Gonzo animation is a love-it-or-leave-it genre, but fans of absurd cinema will want to check out “The Old Man Movie,” an eclectic stop-motion film from Estonia. This hilariously vulgar and disturbing movie is fat with sidesplitting sight gags, bathroom humor, and plenty of flying milk (and pig poop).
When their parents drop them off for an extended stay at their cantankerous grandfather’s farm, siblings Mart, Priidik, and Naim are immediately put to work. Sad that grandpa is abusive towards his prized cow, the kids leave the barn door open and the heifer escapes.

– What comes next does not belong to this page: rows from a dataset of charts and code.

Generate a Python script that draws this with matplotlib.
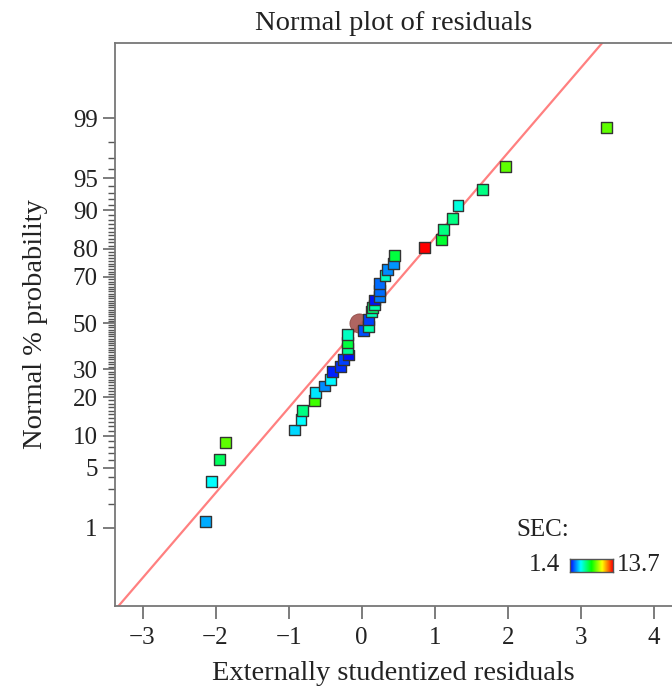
import math
import numpy as np
import matplotlib
matplotlib.use("Agg")
import matplotlib.pyplot as plt
from matplotlib.colors import LinearSegmentedColormap, Normalize

# externally studentized residuals and their normal % probability
residuals = [-2.14, -2.06, -1.95, -1.86, -0.92, -0.83, -0.81, -0.65, -0.63, -0.51,
             -0.42, -0.40, -0.29, -0.25, -0.18, -0.19, -0.19, -0.19, 0.02, 0.09,
             0.10, 0.14, 0.15, 0.18, 0.18, 0.25, 0.25, 0.25, 0.32, 0.35,
             0.44, 0.45, 0.86, 1.10, 1.12, 1.24, 1.32, 1.65, 1.97, 3.35]
probability = [1.2, 3.6, 6.1, 8.7, 11.2, 13.7, 16.1, 18.8, 21.4, 23.7,
               25.9, 29.0, 31.2, 34.0, 35.8, 38.4, 41.3, 45.0, 46.8, 48.6,
               51.8, 55.1, 56.9, 58.1, 60.3, 61.7, 64.3, 67.4, 70.7, 72.9,
               75.1, 78.0, 80.5, 83.0, 85.7, 88.3, 90.9, 93.5, 96.2, 98.7]
# SEC value of each run (colour of the square)
sec = [3.5, 4.5, 6.4, 8.7, 4.0, 4.5, 6.0, 8.3, 4.2, 3.1,
       4.4, 1.8, 2.0, 2.2, 1.6, 5.8, 6.8, 5.2, 2.4, 5.5,
       2.2, 5.4, 6.3, 5.5, 1.6, 2.9, 2.7, 2.7, 5.2, 3.1,
       3.2, 6.8, 13.7, 7.0, 6.0, 6.0, 4.9, 6.0, 8.7, 8.7]

# highlighted point (round marker)
hl_residual = -0.03
hl_probability = 50.0

sec_min, sec_max = 1.4, 13.7
line_slope = 0.966

major_ticks = [1, 5, 10, 20, 30, 50, 70, 80, 90, 95, 99]
x_ticks = [-3, -2, -1, 0, 1, 2, 3, 4]


def norm_ppf(p):
    lo, hi = -8.0, 8.0
    for _ in range(80):
        mid = 0.5 * (lo + hi)
        if 0.5 * (1 + math.erf(mid / math.sqrt(2))) < p:
            lo = mid
        else:
            hi = mid
    return 0.5 * (lo + hi)


to_z = np.vectorize(norm_ppf)

plt.rcParams['font.family'] = ['Liberation Serif', 'DejaVu Serif']

cmap = LinearSegmentedColormap.from_list(
    "sec", ["#0000ff", "#00ffff", "#00ff00", "#ffff00", "#ff0000"])
norm = Normalize(sec_min, sec_max)

fig = plt.figure(figsize=(6.72, 6.89), dpi=100)
W, H = 672, 689
ax = fig.add_axes([115 / W, (H - 606) / H, (W - 115) / W, (606 - 43) / H])

x0, x1 = -3.377, 4.25
z0, z1 = -3.216, 3.182

# reference line
xs = np.array([x0 - 1, x1 + 1])
ax.plot(xs, line_slope * xs, color="#ff8080", lw=1.6, zorder=1)

ax.scatter([hl_residual], to_z(np.array([hl_probability]) / 100), s=190,
           marker="o", color="#a65450", alpha=0.9, edgecolors="#8a4540",
           linewidths=0.6, zorder=2)

zs = to_z(np.array(probability) / 100)
ax.scatter(residuals, zs, s=62, marker="s", c=sec, cmap=cmap, norm=norm,
           edgecolors="#333333", linewidths=1.0, zorder=3)

ax.set_xlim(x0, x1)
ax.set_ylim(z0, z1)

ax.set_xticks(x_ticks)
ax.set_xticklabels([str(t).replace("-", "\u2212") for t in x_ticks])
ax.set_yticks(to_z(np.array(major_ticks) / 100))
ax.set_yticklabels([str(t) for t in major_ticks])
minor = [p for p in range(2, 99) if p not in major_ticks]
ax.set_yticks(to_z(np.array(minor) / 100), minor=True)

ax.tick_params(axis="both", which="major", length=9, width=1.2, color="#666666",
               labelsize=18, labelcolor="#222222")
ax.tick_params(axis="y", which="minor", length=5, width=1.0, color="#555555")
ax.tick_params(axis="x", pad=6)

for side in ["left", "bottom", "top"]:
    ax.spines[side].set_color("#777777")
    ax.spines[side].set_linewidth(1.3)
ax.spines["right"].set_visible(False)

ax.set_xlabel("Externally studentized residuals", fontsize=20.5, color="#222222",
              labelpad=9)
ax.set_ylabel("Normal % probability", fontsize=20.5, color="#222222", labelpad=18)
ax.set_title("Normal plot of residuals", fontsize=20.5, color="#222222", pad=9)

# SEC colour legend
fig.text(516 / W, 1 - 530 / H, "SEC:", fontsize=18, color="#222222",
         ha="left", va="center")
fig.text(560 / W, 1 - 565 / H, f"{sec_min}", fontsize=18, color="#222222",
         ha="right", va="center")
fig.text(617 / W, 1 - 565 / H, f"{sec_max}", fontsize=18, color="#222222",
         ha="left", va="center")
cax = fig.add_axes([570 / W, 1 - 572 / H, 43 / W, 13 / H])
cax.imshow(np.linspace(0, 1, 256)[None, :], aspect="auto", cmap=cmap)
cax.set_xticks([])
cax.set_yticks([])
for s in cax.spines.values():
    s.set_color("#555555")
    s.set_linewidth(1.0)

fig.savefig("out.png", dpi=100)
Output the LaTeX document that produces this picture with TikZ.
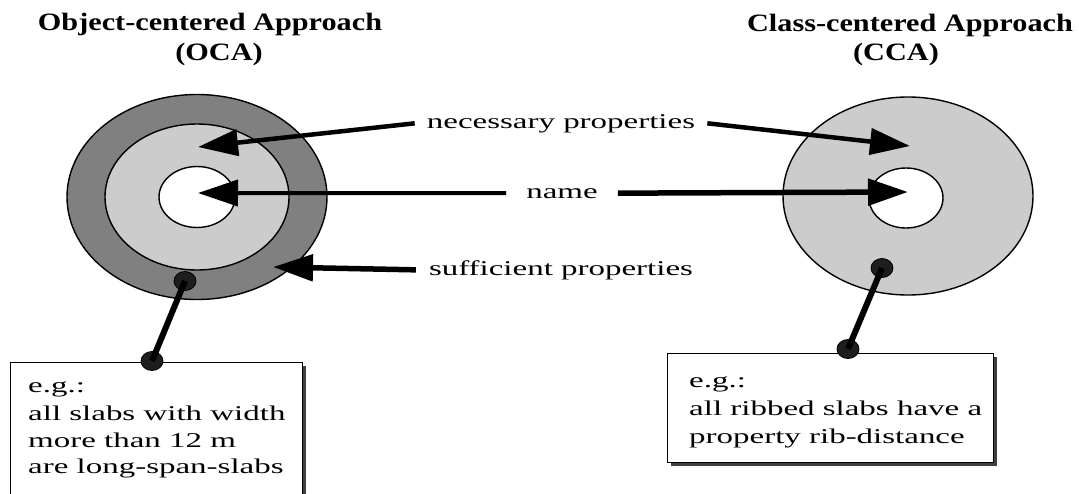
\documentclass[tikz,border=0pt]{standalone}
\usepackage{fontspec}
\setmainfont{Liberation Serif}
\newfontfamily\bodyfont{Liberation Serif}[FakeStretch=1.57]
\newfontfamily\titlefont{Liberation Serif}[FakeStretch=1.21]
\usetikzlibrary{arrows.meta,shapes.geometric,shadows}
\definecolor{ringdark}{HTML}{808080}
\definecolor{ringlight}{HTML}{CCCCCC}
\definecolor{dotc}{HTML}{1E1E1E}
\begin{document}
\begin{tikzpicture}[x=1pt,y=-1pt,
  ring/.style={ellipse,draw=black,line width=1.4pt,inner sep=0pt,outer sep=0pt},
  arrowline/.style={line width=4.5pt,-{Triangle[length=40pt,width=26pt]}},
  lbl/.style={font=\bodyfont\fontsize{21}{26}\selectfont,inner ysep=0pt},
  ttl/.style={font=\titlefont\bfseries\fontsize{25}{30}\selectfont,inner sep=0pt},
  boxtxt/.style={font=\bodyfont\fontsize{21}{26}\selectfont,inner sep=0pt,anchor=base west},
  dot/.style={ellipse,draw=black,fill=dotc,line width=0.8pt,minimum width=22pt,minimum height=19pt,inner sep=0pt},
  pin/.style={line width=6pt,draw=black},
  exbox/.style={draw=black,fill=white,line width=1.2pt,inner sep=0pt,anchor=north west,
    drop shadow={shadow xshift=3pt,shadow yshift=-3pt,fill=black!75,opacity=1}}
]
\useasboundingbox (0,0) rectangle (1079,493);
\clip (0,0) rectangle (1079,493);

% titles
\node[ttl,anchor=base] (tL1) at (210,30) {Object-centered Approach};
\node[ttl,anchor=base] (tL2) at (219,60) {(OCA)};
\node[ttl,anchor=base] (tR1) at (910,31) {Class-centered Approach};
\node[ttl,anchor=base] (tR2) at (896,60) {(CCA)};

% OCA rings
\node[ring,fill=ringdark,minimum width=260pt,minimum height=205pt] (oL) at (197,197) {};
\node[ring,fill=ringlight,minimum width=184pt,minimum height=146pt] (mL) at (197,197) {};
\node[ring,fill=white,minimum width=76pt,minimum height=61pt] (iL) at (197,197) {};

% CCA rings
\node[ring,fill=ringlight,minimum width=250pt,minimum height=198pt] (oR) at (908,196) {};
\node[ring,fill=white,minimum width=74pt,minimum height=60pt] (iR) at (906,198) {};

% labels
\node[lbl,anchor=base,inner xsep=12pt] (nec) at (561,128) {necessary properties};
\node[lbl,anchor=base,inner xsep=20pt] (nm) at (562,198) {name};
\node[lbl,anchor=base,inner xsep=13pt] (suf) at (561,275) {sufficient properties};

% arrow targets
\coordinate (necTL) at (198,147);
\coordinate (necTR) at (910,146);
\coordinate (nmTL) at (198,193);
\coordinate (nmTR) at (908,192);
\coordinate (sufT) at (273,267);

\draw[arrowline] (nec.west) -- (necTL);
\draw[arrowline] (nec.east) -- (necTR);
\draw[arrowline,line width=4pt] (nm.west) -- (nmTL);
\draw[arrowline,line width=5.5pt] (nm.east) -- (nmTR);
\draw[arrowline,line width=5.5pt] (suf.west) -- (sufT);

% example boxes
\node[exbox,minimum width=292pt,minimum height=150pt] (boxL) at (10,362) {};
\node[exbox,minimum width=326pt,minimum height=109pt] (boxR) at (667,353) {};

\node[boxtxt] (L1) at (28,392) {e.g.:};
\node[boxtxt] (L2) at (28,420) {all slabs with width};
\node[boxtxt] (L3) at (28,447) {more than 12 m};
\node[boxtxt] (L4) at (28,473) {are long-span-slabs};

\node[boxtxt] (R1) at (689,387) {e.g.:};
\node[boxtxt] (R2) at (689,415) {all ribbed slabs have a};
\node[boxtxt] (R3) at (689,443) {property rib-distance};

% pins
\node[dot] (pL1) at (185,281) {};
\node[dot] (pL2) at (152,361) {};
\node[dot] (pR1) at (882,268) {};
\node[dot] (pR2) at (848,349) {};
\draw[pin] (pL1.center) -- (pL2.center);
\draw[pin] (pR1.center) -- (pR2.center);
\end{tikzpicture}
\end{document}
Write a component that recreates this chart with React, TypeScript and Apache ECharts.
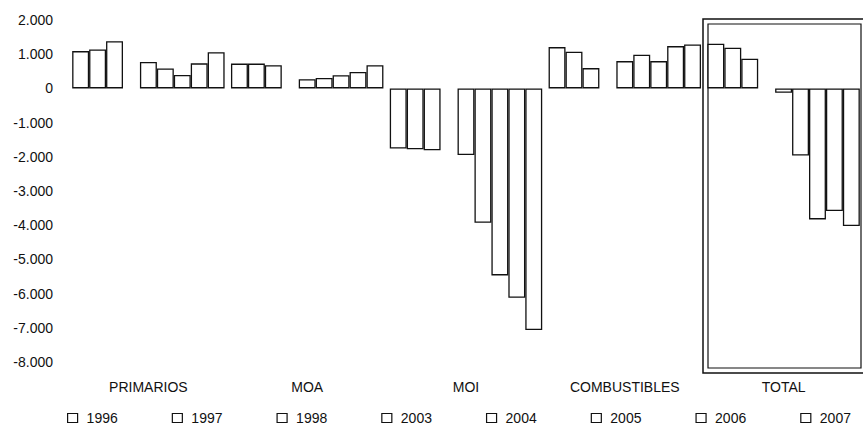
import React, { useEffect, useRef } from "react";
import * as echarts from "echarts";

const categories = ["PRIMARIOS", "MOA", "MOI", "COMBUSTIBLES", "TOTAL"];
const years = ["1996", "1997", "1998", "2003", "2004", "2005", "2006", "2007"];
const v1996 = [1090, 725, -1760, 1208, 1306];
const v1997 = [1140, 725, -1780, 1073, 1190];
const v1998 = [1380, 675, -1810, 594, 868];
const v2003 = [770, 270, -1950, 798, -126];
const v2004 = [580, 307, -3927, 985, -1960];
const v2005 = [395, 385, -5468, 798, -3830];
const v2006 = [733, 481, -6120, 1237, -3587];
const v2007 = [1060, 675, -7067, 1287, -4026];
const yTicks = { min: -8000, max: 2000, interval: 1000 };

const FONT = "Liberation Sans, Arial, sans-serif";

export default function App() {
  const ref = useRef<HTMLDivElement>(null);
  useEffect(() => {
    if (!ref.current) return;
    const chart = echarts.init(ref.current, null, { renderer: "svg" });
    const itemStyle = { color: "#ffffff", borderColor: "#111111", borderWidth: 1.3 };
    const mk = (name: string, data: number[]) => ({
      type: "bar",
      name,
      data,
      itemStyle,
      barGap: "0%",
      barCategoryGap: "4%",
      emphasis: { disabled: true },
    });
    const gap = {
      type: "bar",
      name: "__gap",
      data: categories.map(() => null),
      itemStyle: { color: "transparent", borderWidth: 0 },
      barGap: "0%",
      barCategoryGap: "4%",
    };
    const series = [
      mk("1996", v1996),
      mk("1997", v1997),
      mk("1998", v1998),
      gap,
      mk("2003", v2003),
      mk("2004", v2004),
      mk("2005", v2005),
      mk("2006", v2006),
      mk("2007", v2007),
    ];
    chart.setOption({
      animation: false,
      grid: { left: 69, right: 0, top: 20, bottom: 64 },
      xAxis: {
        type: "category",
        data: categories,
        axisLine: { show: false },
        axisTick: { show: false },
        axisLabel: { color: "#111", fontSize: 14, fontFamily: FONT, margin: 18 },
      },
      yAxis: {
        type: "value",
        min: yTicks.min,
        max: yTicks.max,
        interval: yTicks.interval,
        axisLine: { show: false },
        axisTick: { show: false },
        splitLine: { show: false },
        axisLabel: {
          color: "#111",
          fontSize: 14,
          fontFamily: FONT,
          margin: 16,
          formatter: (v: number) => {
            const s = Math.abs(v).toString().replace(/\B(?=(\d{3})+(?!\d))/g, ".");
            return (v < 0 ? "-" : "") + s;
          },
        },
      },
      legend: {
        data: years,
        left: 67,
        top: 411,
        width: 796,
        padding: 0,
        itemGap: 54,
        itemWidth: 10,
        itemHeight: 9,
        icon: "rect",
        itemStyle: { color: "#fff", borderColor: "#111", borderWidth: 1.2 },
        textStyle: { color: "#111", fontSize: 14, fontFamily: FONT, padding: [0, 0, 0, 4] },
        selectedMode: false,
      },
      graphic: [
        {
          type: "rect",
          shape: { x: 703, y: 19, width: 170, height: 354 },
          style: { fill: "none", stroke: "#111", lineWidth: 1.5 },
        },
        {
          type: "rect",
          shape: { x: 708, y: 24, width: 153, height: 344 },
          style: { fill: "none", stroke: "#111", lineWidth: 1.2 },
        },
      ],
      series,
    });
    return () => chart.dispose();
  }, []);
  return (
    <div
      ref={ref}
      style={{ position: "fixed", left: 0, top: 0, width: 863, height: 426, background: "#fff" }}
    />
  );
}
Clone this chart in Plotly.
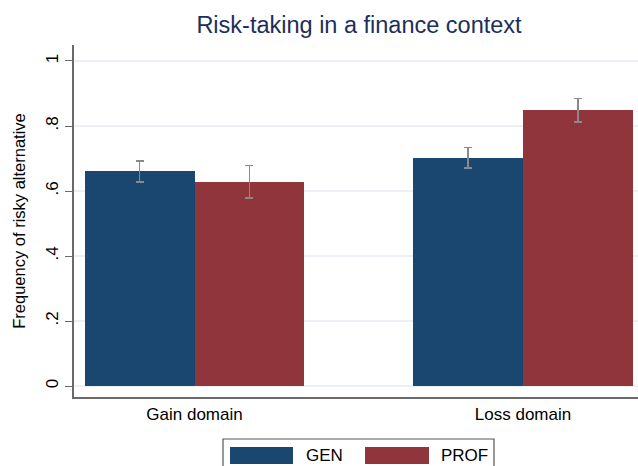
import plotly.graph_objects as go

# ---- data ----
categories = ["Gain domain", "Loss domain"]
series_names = ["GEN", "PROF"]
gen_values = [0.661, 0.701]
gen_err_hi = [0.693, 0.734]
gen_err_lo = [0.627, 0.670]
prof_values = [0.628, 0.849]
prof_err_hi = [0.679, 0.884]
prof_err_lo = [0.578, 0.812]
y_tickvals = [0, 0.2, 0.4, 0.6, 0.8, 1]
y_ticktext = ["0", ".2", ".4", ".6", ".8", "1"]

colors = ["#1a476f", "#90353b"]
W, H = 638, 466
L, R, T, B = 74, 0, 45, 69
x_pos = list(range(len(categories)))
bw = 0.334

fig = go.Figure()
for i, (name, vals, hi, lo) in enumerate([
        ("GEN", gen_values, gen_err_hi, gen_err_lo),
        ("PROF", prof_values, prof_err_hi, prof_err_lo)]):
    fig.add_trace(go.Bar(
        x=x_pos, y=vals, name=name, width=bw,
        offset=-bw if i == 0 else 0,
        marker=dict(color=colors[i], line=dict(width=0)),
        error_y=dict(type="data", symmetric=False,
                     array=[h - v for h, v in zip(hi, vals)],
                     arrayminus=[v - l for v, l in zip(vals, lo)],
                     color="#8a8a8a", thickness=1.6, width=4),
        showlegend=False,
    ))

fig.update_layout(
    width=W, height=H,
    margin=dict(l=L, r=R, t=T, b=B, pad=0),
    paper_bgcolor="white", plot_bgcolor="white",
    font=dict(family="Liberation Sans, Arial, sans-serif", color="black"),
    title=dict(text="Risk-taking in a finance context", x=(359) / W, xanchor="center",
               y=1 - 25 / H, yanchor="middle",
               font=dict(size=23.5, color="#1c2e5a")),
    bargap=0, bargroupgap=0,
    xaxis=dict(range=[-0.3668, 1.350], tickvals=x_pos, ticktext=categories,
               showgrid=False, zeroline=False, showline=True, linecolor="#6a6a6a",
               linewidth=1.5, ticks="", tickfont=dict(size=17), ticklabelstandoff=1),
    yaxis=dict(range=[-0.0338, 1.0492], tickvals=y_tickvals, ticktext=y_ticktext,
               showgrid=True, gridcolor="#eaf0f3", gridwidth=1.5, zeroline=False,
               showline=True, linecolor="#6a6a6a", linewidth=1.5,
               ticks="outside", ticklen=7, tickcolor="#6a6a6a", tickwidth=1.2,
               tickangle=-90, tickfont=dict(size=17),
               title=dict(text="Frequency of risky alternative", font=dict(size=16.5),
                          standoff=14)),
)

# manual legend (Stata-style wide swatches)
def px(xp):
    return (xp - L) / (W - L - R)

def py(yp):
    return (H - B - yp) / (H - T - B)

shapes = [dict(type="rect", xref="paper", yref="paper",
               x0=px(223), x1=px(494), y0=py(470), y1=py(439),
               line=dict(color="#555555", width=1.2), fillcolor="white")]
sw = [(230, 293, 304), (365, 429, 439)]
annotations = []
for (x0, x1, tx), name, c in zip(sw, series_names, colors):
    shapes.append(dict(type="rect", xref="paper", yref="paper",
                       x0=px(x0), x1=px(x1), y0=py(464), y1=py(447),
                       line=dict(width=0), fillcolor=c))
    annotations.append(dict(text=name, xref="paper", yref="paper", x=px(tx), y=py(455.5),
                            xanchor="left", yanchor="middle", showarrow=False,
                            font=dict(size=17, color="black")))
fig.update_layout(shapes=shapes, annotations=annotations)

fig.write_html("out.html")
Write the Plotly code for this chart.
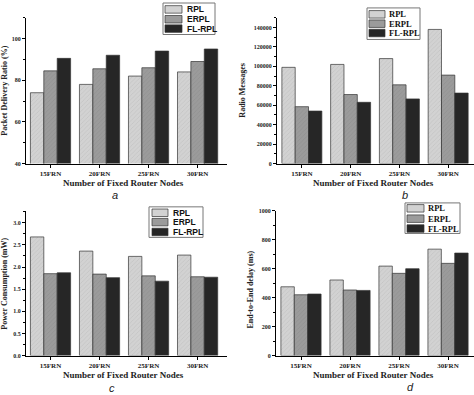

Facing a mob of angry, milk-hungry villagers, the cantankerous old man and two of his grandkids set off on a tractor to bring the cow back home — before her udder explodes and causes a “Lactocalypse.”
Co-directors / writers Oskar Lehemaa and Mikk Mägi set up the jokes well, and most of them pay off in a big way. There’s a ton of visual humor and deadpan wisecracks, and the whimsical, textured figures with dead eyes and mouths that don’t move give the story a surreal feel. The characters are surprisingly well-developed, especially the drunken, abusive, real asshole of a grandpa. The trio of siblings is funny too, and the random neighbors that pop in and out of the story are good for a few laughs as well.
I’ll stress again just how bizarre this film is. There’s a nemesis who is made entirely of dairy (his blood is buttermilk), and there are a series of offbeat adventures on their quest to find the lost cow that range from highly comical (the run-in with a tribe of hippies in the woods), to peculiar (the “ritual of tree dancing” with a randy ancient spirit), to sincere (the film has a heartfelt animal rights message). Just when you think the weirdest thing ever has just happened, you’d better hang on to your hat because you ain’t seen nothin’ yet.
This is a super strange movie, and the European humor may be more of an acquired taste than what typical American audiences are used to seeing, especially in animation. Festivals like Fantastic Fest exist for films like this one, and those who tend to enjoy midnight movies or original, offbeat stories and art will find a lot to love.